The Role of Evidence in Supporting Findings
The court underscored the role of evidence in determining the facts of the case and supporting its findings. The chancellor's findings were deemed to have the same weight as a jury's verdict when backed by adequate evidence. In this case, the court found the evidence compelling, affirming that the defendants had a clear understanding of their son’s financial difficulties and the implications of the house being built on their land. The court relied on the testimony and actions of the defendants, which suggested that they had not only knowledge but also a vested interest in the outcome of the financial arrangements. The approved findings of fact allowed the court to conclude that the defendants were aware of the potential issues surrounding the construction of the house and chose not to intervene until it was financially advantageous for them to do so.

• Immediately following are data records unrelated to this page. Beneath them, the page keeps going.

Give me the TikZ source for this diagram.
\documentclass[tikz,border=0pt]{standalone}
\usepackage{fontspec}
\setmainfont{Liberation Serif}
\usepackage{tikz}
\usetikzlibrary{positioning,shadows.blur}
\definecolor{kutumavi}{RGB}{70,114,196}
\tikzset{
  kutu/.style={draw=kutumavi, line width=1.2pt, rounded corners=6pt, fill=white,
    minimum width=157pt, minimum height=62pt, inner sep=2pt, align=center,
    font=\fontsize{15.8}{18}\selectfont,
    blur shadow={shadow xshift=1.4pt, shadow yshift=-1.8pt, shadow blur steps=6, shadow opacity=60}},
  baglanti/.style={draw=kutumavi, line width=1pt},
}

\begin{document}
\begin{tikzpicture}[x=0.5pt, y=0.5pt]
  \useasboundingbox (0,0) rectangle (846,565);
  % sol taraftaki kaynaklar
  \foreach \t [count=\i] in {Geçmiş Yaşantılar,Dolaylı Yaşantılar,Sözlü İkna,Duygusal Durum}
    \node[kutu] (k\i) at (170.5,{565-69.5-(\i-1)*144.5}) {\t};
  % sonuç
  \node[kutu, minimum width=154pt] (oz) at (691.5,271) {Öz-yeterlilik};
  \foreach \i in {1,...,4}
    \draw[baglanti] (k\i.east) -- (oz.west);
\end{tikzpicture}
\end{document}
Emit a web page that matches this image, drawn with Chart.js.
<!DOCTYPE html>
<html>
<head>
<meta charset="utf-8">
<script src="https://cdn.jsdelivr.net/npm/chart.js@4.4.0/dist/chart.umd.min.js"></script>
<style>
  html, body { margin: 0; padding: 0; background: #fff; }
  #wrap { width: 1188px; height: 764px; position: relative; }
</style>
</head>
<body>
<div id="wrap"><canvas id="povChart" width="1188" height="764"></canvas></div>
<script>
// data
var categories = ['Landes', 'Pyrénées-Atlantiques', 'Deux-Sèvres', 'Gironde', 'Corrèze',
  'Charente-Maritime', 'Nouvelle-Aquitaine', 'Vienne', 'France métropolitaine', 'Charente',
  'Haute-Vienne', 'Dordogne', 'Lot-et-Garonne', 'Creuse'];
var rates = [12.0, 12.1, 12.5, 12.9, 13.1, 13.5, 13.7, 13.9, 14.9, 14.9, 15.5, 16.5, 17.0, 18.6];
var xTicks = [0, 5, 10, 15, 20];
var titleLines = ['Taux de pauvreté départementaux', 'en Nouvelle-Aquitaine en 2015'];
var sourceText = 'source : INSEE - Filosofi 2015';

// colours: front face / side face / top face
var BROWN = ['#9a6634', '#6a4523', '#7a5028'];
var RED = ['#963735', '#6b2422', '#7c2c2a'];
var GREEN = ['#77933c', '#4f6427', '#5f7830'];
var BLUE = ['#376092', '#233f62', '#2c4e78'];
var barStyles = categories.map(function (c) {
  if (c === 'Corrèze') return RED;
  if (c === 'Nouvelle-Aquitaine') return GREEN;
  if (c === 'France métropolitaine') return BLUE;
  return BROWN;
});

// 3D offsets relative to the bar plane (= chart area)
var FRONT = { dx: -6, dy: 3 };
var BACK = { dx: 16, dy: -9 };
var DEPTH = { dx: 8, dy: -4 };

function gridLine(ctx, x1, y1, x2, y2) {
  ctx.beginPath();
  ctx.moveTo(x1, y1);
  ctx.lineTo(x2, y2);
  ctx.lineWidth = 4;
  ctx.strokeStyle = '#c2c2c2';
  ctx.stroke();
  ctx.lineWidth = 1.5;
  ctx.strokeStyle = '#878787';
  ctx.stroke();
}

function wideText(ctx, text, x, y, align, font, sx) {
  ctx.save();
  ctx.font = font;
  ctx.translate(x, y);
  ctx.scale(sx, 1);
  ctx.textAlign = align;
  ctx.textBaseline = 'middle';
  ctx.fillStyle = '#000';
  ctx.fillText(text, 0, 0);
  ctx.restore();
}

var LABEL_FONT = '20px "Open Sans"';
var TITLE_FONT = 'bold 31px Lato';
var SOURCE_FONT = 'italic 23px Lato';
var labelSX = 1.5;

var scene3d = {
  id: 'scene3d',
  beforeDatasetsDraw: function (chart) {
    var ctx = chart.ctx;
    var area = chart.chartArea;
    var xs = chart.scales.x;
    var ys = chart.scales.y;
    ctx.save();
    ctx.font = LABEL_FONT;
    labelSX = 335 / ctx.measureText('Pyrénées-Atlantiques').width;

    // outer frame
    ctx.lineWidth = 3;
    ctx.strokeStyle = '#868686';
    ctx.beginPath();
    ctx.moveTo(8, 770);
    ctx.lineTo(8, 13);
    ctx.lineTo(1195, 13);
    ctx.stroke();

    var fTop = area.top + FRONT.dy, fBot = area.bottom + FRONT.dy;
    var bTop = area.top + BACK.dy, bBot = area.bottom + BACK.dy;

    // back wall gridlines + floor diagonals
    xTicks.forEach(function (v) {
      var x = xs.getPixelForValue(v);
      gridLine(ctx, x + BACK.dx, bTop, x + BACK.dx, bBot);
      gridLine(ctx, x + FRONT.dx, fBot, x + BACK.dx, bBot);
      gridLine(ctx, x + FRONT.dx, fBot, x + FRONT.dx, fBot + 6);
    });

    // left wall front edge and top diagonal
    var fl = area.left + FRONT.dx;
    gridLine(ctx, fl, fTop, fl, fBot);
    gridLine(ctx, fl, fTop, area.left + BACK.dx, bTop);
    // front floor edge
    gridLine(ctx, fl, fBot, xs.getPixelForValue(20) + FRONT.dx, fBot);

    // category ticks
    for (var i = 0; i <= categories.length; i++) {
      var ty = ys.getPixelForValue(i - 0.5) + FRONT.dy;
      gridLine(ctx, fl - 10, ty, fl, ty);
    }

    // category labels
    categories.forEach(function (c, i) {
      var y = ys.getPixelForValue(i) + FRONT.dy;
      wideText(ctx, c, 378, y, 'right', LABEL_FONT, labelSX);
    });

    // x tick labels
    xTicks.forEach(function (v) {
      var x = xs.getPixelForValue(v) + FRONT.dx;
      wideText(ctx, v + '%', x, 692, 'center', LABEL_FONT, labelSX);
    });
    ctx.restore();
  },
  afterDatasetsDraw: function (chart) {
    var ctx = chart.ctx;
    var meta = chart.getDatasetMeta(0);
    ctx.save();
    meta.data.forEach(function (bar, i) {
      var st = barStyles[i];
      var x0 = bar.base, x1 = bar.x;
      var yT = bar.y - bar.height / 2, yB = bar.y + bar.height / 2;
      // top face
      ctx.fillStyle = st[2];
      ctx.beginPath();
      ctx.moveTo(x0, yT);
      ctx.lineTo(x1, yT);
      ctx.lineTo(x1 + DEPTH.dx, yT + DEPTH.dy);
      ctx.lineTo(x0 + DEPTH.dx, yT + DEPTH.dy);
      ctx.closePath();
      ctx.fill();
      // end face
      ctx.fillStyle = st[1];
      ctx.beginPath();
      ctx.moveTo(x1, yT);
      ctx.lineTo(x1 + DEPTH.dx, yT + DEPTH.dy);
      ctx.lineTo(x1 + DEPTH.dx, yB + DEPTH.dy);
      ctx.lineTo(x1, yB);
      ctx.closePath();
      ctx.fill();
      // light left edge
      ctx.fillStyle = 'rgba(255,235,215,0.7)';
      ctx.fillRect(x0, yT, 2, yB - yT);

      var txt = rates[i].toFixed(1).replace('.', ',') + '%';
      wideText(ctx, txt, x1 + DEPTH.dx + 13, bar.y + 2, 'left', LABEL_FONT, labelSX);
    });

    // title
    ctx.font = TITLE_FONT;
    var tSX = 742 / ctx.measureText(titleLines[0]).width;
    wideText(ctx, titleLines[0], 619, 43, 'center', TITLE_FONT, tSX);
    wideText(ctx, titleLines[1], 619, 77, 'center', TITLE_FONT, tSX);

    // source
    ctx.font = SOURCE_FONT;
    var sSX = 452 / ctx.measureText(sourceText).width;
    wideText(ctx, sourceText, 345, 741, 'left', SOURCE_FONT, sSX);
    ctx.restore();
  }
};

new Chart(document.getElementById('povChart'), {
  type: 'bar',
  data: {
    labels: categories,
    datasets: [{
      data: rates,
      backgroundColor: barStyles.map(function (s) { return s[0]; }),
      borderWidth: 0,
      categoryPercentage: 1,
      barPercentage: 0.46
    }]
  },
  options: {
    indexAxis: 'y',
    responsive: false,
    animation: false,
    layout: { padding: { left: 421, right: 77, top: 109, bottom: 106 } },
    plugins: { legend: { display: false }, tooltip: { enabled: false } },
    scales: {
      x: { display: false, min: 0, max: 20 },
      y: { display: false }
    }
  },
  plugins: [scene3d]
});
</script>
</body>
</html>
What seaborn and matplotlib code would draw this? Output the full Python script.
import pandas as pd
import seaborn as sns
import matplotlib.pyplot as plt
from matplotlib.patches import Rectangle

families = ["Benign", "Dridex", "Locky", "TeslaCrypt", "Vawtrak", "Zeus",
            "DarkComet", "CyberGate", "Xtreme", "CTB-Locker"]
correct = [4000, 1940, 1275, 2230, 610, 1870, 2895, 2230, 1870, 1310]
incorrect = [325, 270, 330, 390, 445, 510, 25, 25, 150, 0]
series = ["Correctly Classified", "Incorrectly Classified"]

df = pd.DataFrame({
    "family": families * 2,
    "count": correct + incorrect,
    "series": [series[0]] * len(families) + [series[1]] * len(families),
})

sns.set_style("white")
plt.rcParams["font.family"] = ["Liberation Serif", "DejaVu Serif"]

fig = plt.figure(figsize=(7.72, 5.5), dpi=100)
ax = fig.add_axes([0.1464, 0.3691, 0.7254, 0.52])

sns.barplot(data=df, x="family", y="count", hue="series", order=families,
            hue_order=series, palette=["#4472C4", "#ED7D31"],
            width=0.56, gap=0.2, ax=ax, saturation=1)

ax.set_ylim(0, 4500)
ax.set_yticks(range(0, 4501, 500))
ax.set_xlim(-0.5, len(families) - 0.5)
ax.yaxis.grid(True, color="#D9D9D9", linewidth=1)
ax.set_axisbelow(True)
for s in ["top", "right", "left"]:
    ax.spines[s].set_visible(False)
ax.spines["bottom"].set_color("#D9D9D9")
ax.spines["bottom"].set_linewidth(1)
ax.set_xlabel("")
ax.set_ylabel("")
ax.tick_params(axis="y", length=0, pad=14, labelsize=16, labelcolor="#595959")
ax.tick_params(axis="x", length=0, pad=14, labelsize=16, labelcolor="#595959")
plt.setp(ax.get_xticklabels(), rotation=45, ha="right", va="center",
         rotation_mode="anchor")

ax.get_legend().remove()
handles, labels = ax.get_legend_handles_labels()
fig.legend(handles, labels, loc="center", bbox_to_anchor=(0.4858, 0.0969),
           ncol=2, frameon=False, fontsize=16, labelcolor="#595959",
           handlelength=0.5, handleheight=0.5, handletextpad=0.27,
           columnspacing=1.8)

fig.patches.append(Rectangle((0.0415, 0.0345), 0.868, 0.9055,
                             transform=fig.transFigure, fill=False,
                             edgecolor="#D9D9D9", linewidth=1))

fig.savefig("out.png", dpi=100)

Conclusion on the Equitable Lien
In conclusion, the court affirmed the imposition of an equitable lien on the defendants' property to prevent unjust enrichment. The lien was justified due to the defendants' knowledge of the situation and their failure to act, which allowed them to benefit from their son's actions at the expense of the bank. The court's decision aligned with established principles of equity, which seek to address situations where one party has been enriched without a corresponding obligation to compensate the party that incurred the expenses. The court found that it would be inequitable to allow the defendants to retain the benefits derived from the house without acknowledging the contributions made by the bank. Thus, the ruling served to uphold the integrity of equitable principles in the context of familial financial relationships.